A hinimaru wine red 












Sent from my GT-I9505 using Tapatalk


----------



## Lindy (28 May 2014)

Sorry about the dirty glass 

Sent from my GT-I9505 using Tapatalk


----------



## Ryan Thang To (28 May 2014)

nice colour


----------



## Trevor Pleco (29 May 2014)

Great looking shrimp ! We don't get very high quality here in dark Africa, just B and A grade CRS if you are lucky and then you risk being arrested, as they are currently on the banned list or are black listed anyway, which does not stop of course many local aquarists from keeping them, so an entire shrimp underworld exists, cloak and dagger stuff, lol

Help me out, I see many folk have great CRS grades SS+ and higher, but I often see tank pics of them mixed with CBS, surely this is a no-no as they quickly interbreed and the grade drops or does it ?
OK I appreciate that CRS originally came from Bee (CBS) shrimp, but was keen to find out more...?


----------



## Lindy (29 May 2014)

They are the same species so shouldn't make any difference in grade. 

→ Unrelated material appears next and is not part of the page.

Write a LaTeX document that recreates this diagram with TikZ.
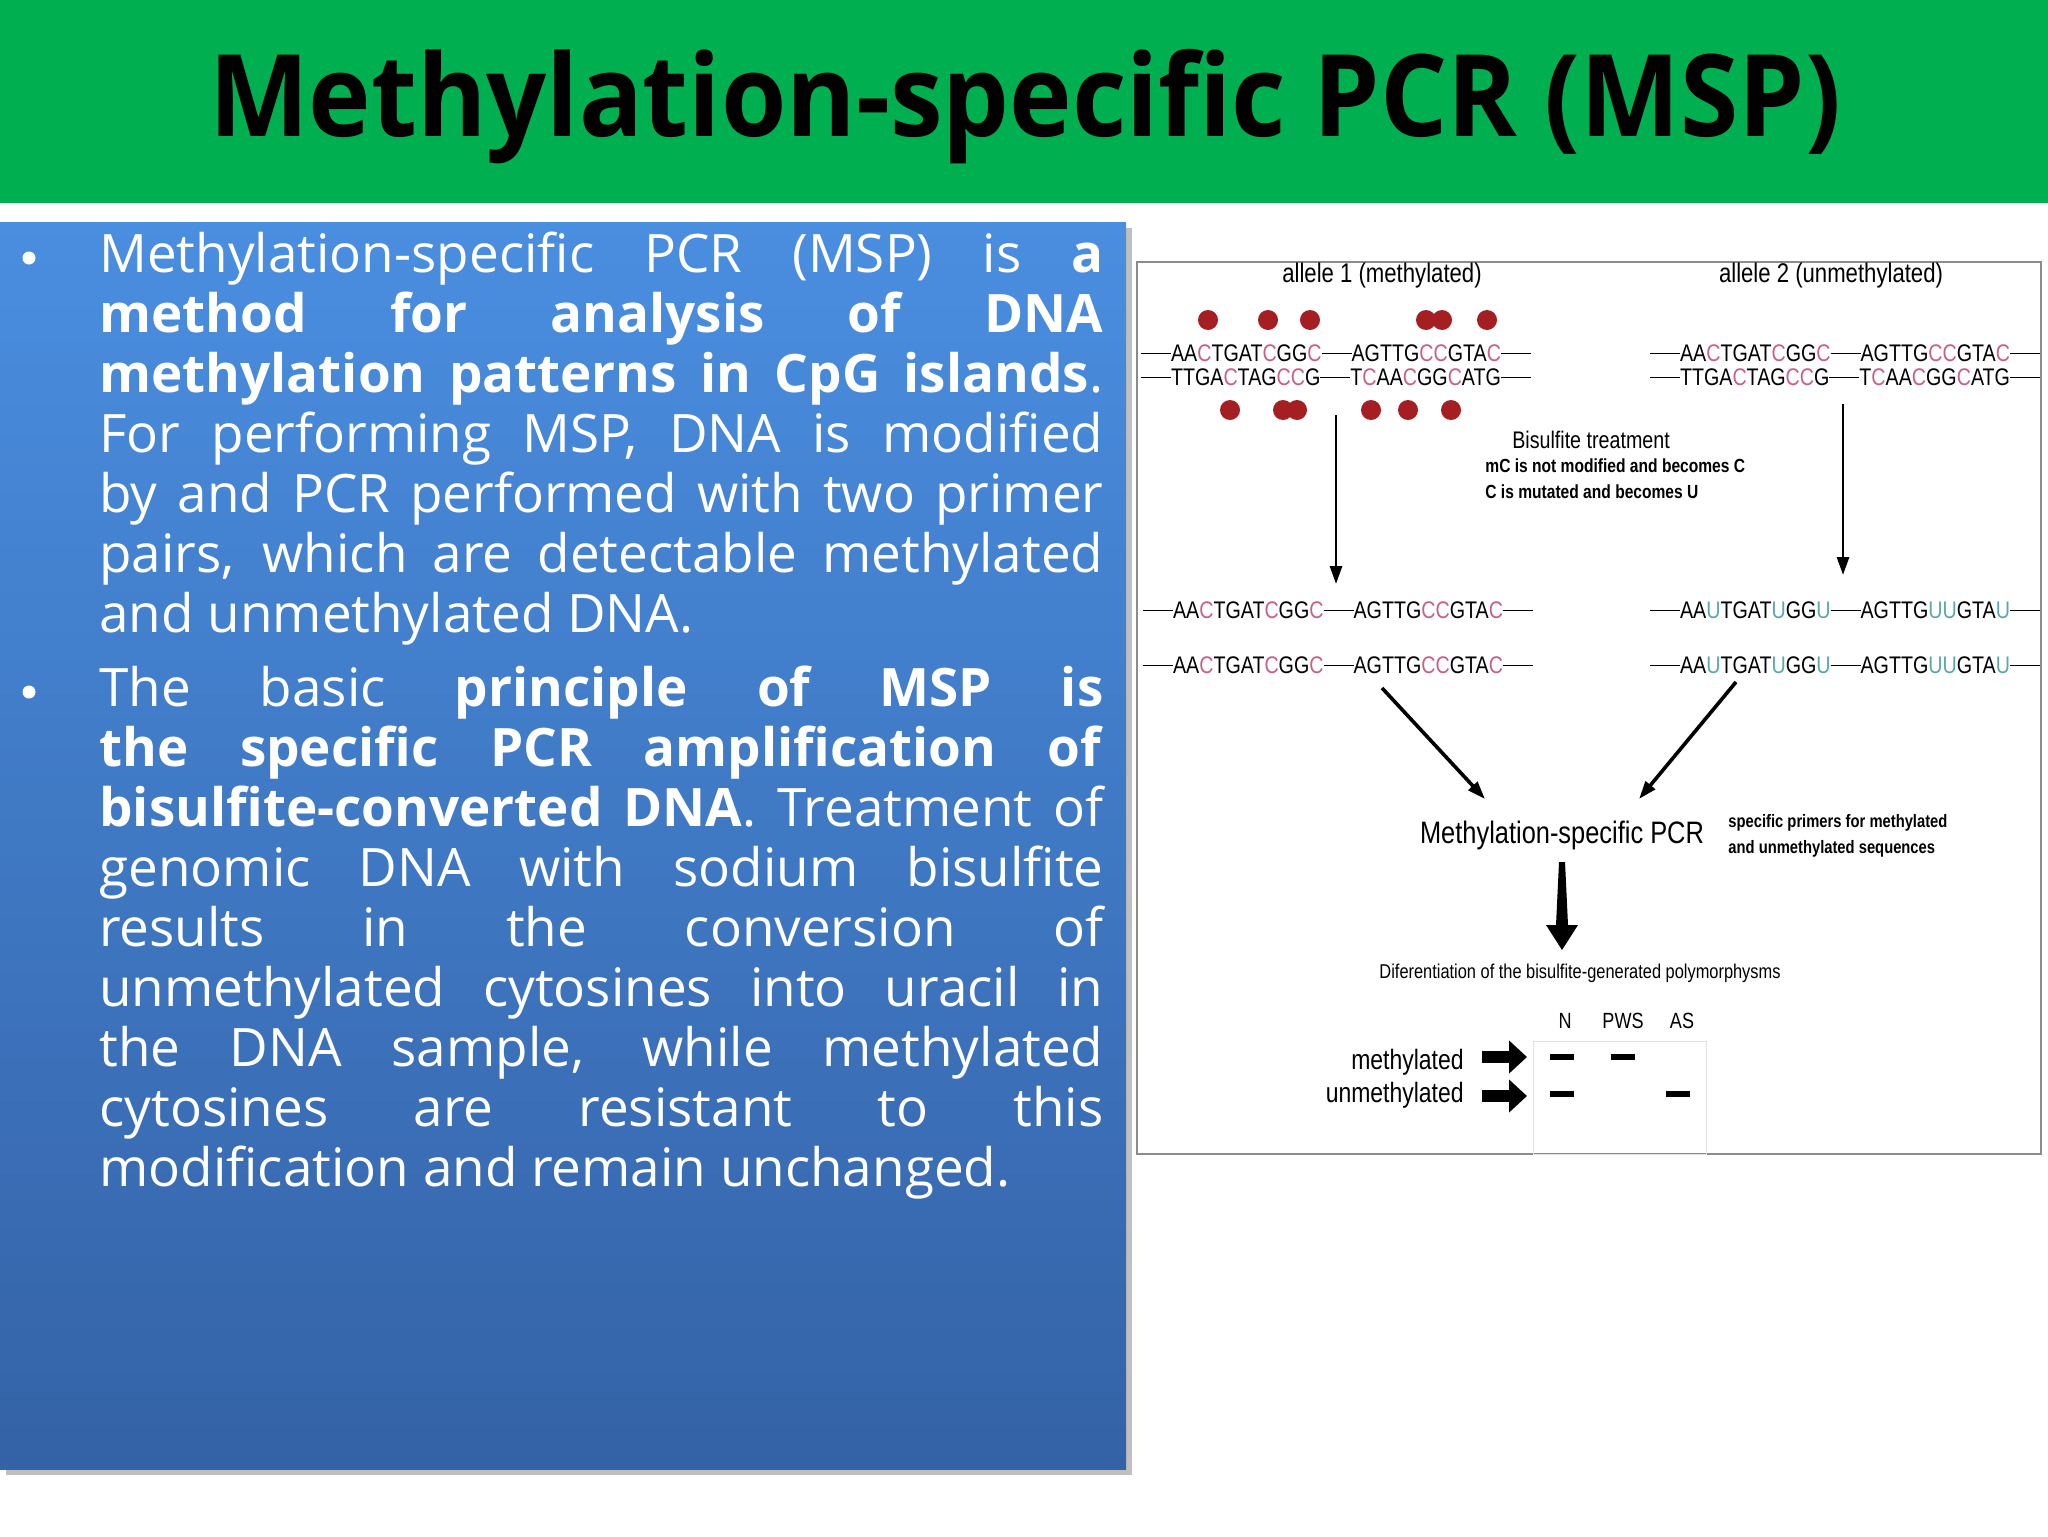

Sent from my GT-I9505 using Tapatalk


----------



## Trevor Pleco (30 May 2014)

ok thanks, I had read that the with mixing Red and Black crystals the grade would start to drop and the black gene would also become more dominant..?


----------



## Lindy (30 May 2014)

I haven't noticed but then I'm not breeding highest grade.


----------



## Lindy (30 May 2014)

Looking to sell this colony, anyone interested? 

Sent from my GT-I9505 using Tapatalk


----------